*Set task*
The material below holds pictures; leave them out and reproduce exactly the lines from the one with "Reproduce this chart with matplotlib." through the one with "linewidth=0.8, label='Unvaccinated', zorder=3)", inclusive.

*Entries provided*
[BEGIN]
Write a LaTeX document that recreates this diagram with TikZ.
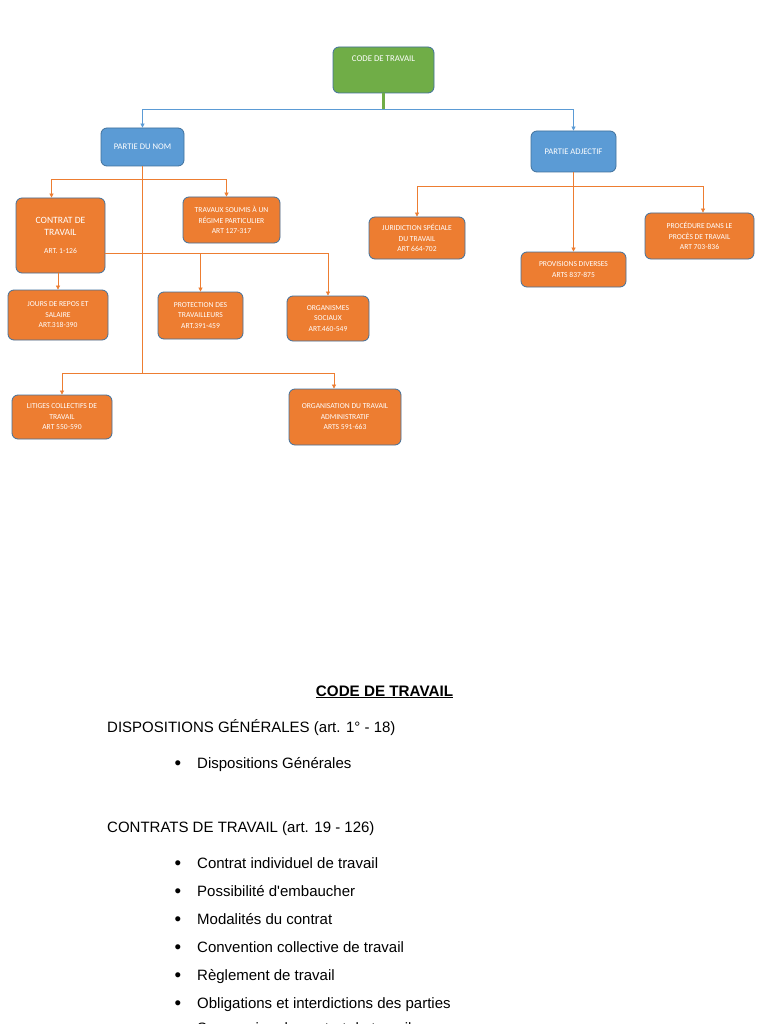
[END]
[BEGIN]
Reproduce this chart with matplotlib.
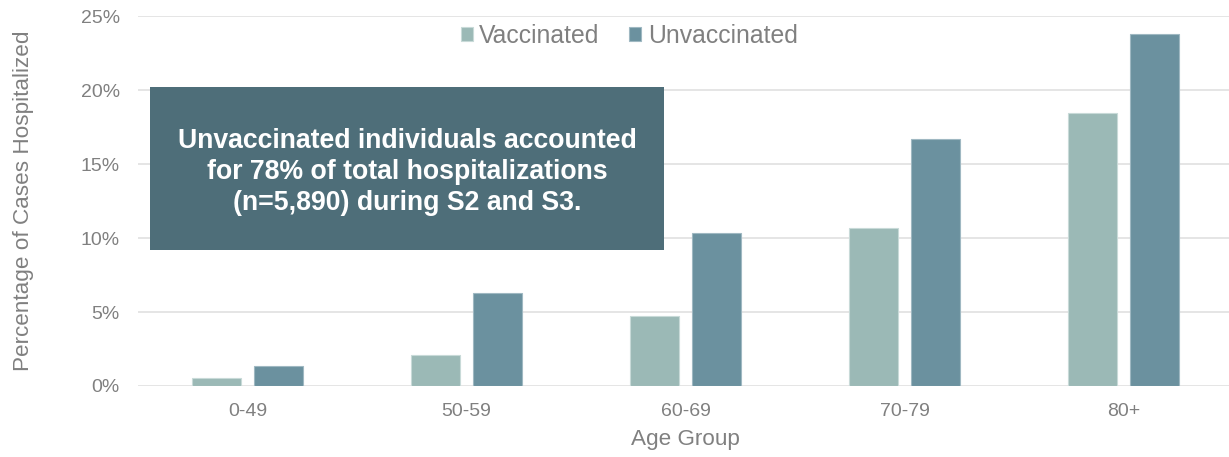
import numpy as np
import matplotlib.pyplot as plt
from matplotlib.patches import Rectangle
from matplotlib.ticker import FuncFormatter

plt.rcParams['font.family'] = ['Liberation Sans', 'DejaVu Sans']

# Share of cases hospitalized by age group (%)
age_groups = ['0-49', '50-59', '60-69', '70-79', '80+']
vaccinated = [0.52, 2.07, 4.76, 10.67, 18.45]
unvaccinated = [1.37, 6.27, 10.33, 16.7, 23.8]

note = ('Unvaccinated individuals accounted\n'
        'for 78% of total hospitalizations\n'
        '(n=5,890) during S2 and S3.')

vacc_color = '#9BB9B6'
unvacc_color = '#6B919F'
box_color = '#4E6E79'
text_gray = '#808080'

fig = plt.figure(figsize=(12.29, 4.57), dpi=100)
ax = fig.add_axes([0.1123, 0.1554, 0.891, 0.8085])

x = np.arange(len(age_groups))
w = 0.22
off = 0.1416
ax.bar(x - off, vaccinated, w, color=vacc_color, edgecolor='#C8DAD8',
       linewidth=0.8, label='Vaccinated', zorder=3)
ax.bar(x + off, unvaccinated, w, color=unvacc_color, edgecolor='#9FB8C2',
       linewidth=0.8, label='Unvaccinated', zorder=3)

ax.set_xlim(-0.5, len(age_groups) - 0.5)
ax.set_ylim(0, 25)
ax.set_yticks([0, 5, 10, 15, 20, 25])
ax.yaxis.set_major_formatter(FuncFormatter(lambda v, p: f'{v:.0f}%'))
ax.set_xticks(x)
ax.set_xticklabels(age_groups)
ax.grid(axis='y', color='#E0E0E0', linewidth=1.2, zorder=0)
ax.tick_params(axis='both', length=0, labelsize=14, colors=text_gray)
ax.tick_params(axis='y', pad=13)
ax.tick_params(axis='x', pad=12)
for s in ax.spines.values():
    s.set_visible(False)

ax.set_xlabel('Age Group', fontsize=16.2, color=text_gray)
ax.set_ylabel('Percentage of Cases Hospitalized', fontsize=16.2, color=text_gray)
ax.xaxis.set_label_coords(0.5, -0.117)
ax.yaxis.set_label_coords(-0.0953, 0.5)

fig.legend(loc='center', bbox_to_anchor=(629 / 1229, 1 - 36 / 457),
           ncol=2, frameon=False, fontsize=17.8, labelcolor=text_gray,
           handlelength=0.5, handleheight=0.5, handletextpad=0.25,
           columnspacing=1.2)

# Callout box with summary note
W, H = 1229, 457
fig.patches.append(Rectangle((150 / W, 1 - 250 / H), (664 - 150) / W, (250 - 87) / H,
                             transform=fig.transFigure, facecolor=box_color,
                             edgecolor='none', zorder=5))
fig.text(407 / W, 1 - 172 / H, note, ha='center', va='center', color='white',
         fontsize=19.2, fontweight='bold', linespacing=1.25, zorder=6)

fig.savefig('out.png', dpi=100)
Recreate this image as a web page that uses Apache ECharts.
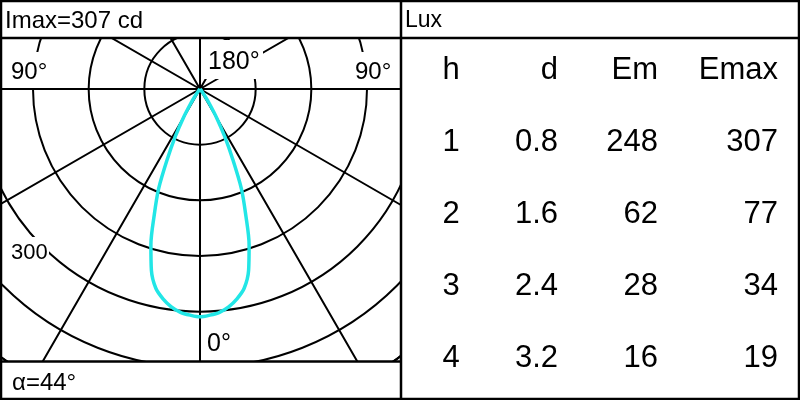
[END]
*Finished exercise*
Reproduce this chart with matplotlib.
import numpy as np
import matplotlib.pyplot as plt
from matplotlib.patches import Rectangle
from matplotlib.ticker import FuncFormatter

plt.rcParams['font.family'] = ['Liberation Sans', 'DejaVu Sans']

# Share of cases hospitalized by age group (%)
age_groups = ['0-49', '50-59', '60-69', '70-79', '80+']
vaccinated = [0.52, 2.07, 4.76, 10.67, 18.45]
unvaccinated = [1.37, 6.27, 10.33, 16.7, 23.8]

note = ('Unvaccinated individuals accounted\n'
        'for 78% of total hospitalizations\n'
        '(n=5,890) during S2 and S3.')

vacc_color = '#9BB9B6'
unvacc_color = '#6B919F'
box_color = '#4E6E79'
text_gray = '#808080'

fig = plt.figure(figsize=(12.29, 4.57), dpi=100)
ax = fig.add_axes([0.1123, 0.1554, 0.891, 0.8085])

x = np.arange(len(age_groups))
w = 0.22
off = 0.1416
ax.bar(x - off, vaccinated, w, color=vacc_color, edgecolor='#C8DAD8',
       linewidth=0.8, label='Vaccinated', zorder=3)
ax.bar(x + off, unvaccinated, w, color=unvacc_color, edgecolor='#9FB8C2',
       linewidth=0.8, label='Unvaccinated', zorder=3)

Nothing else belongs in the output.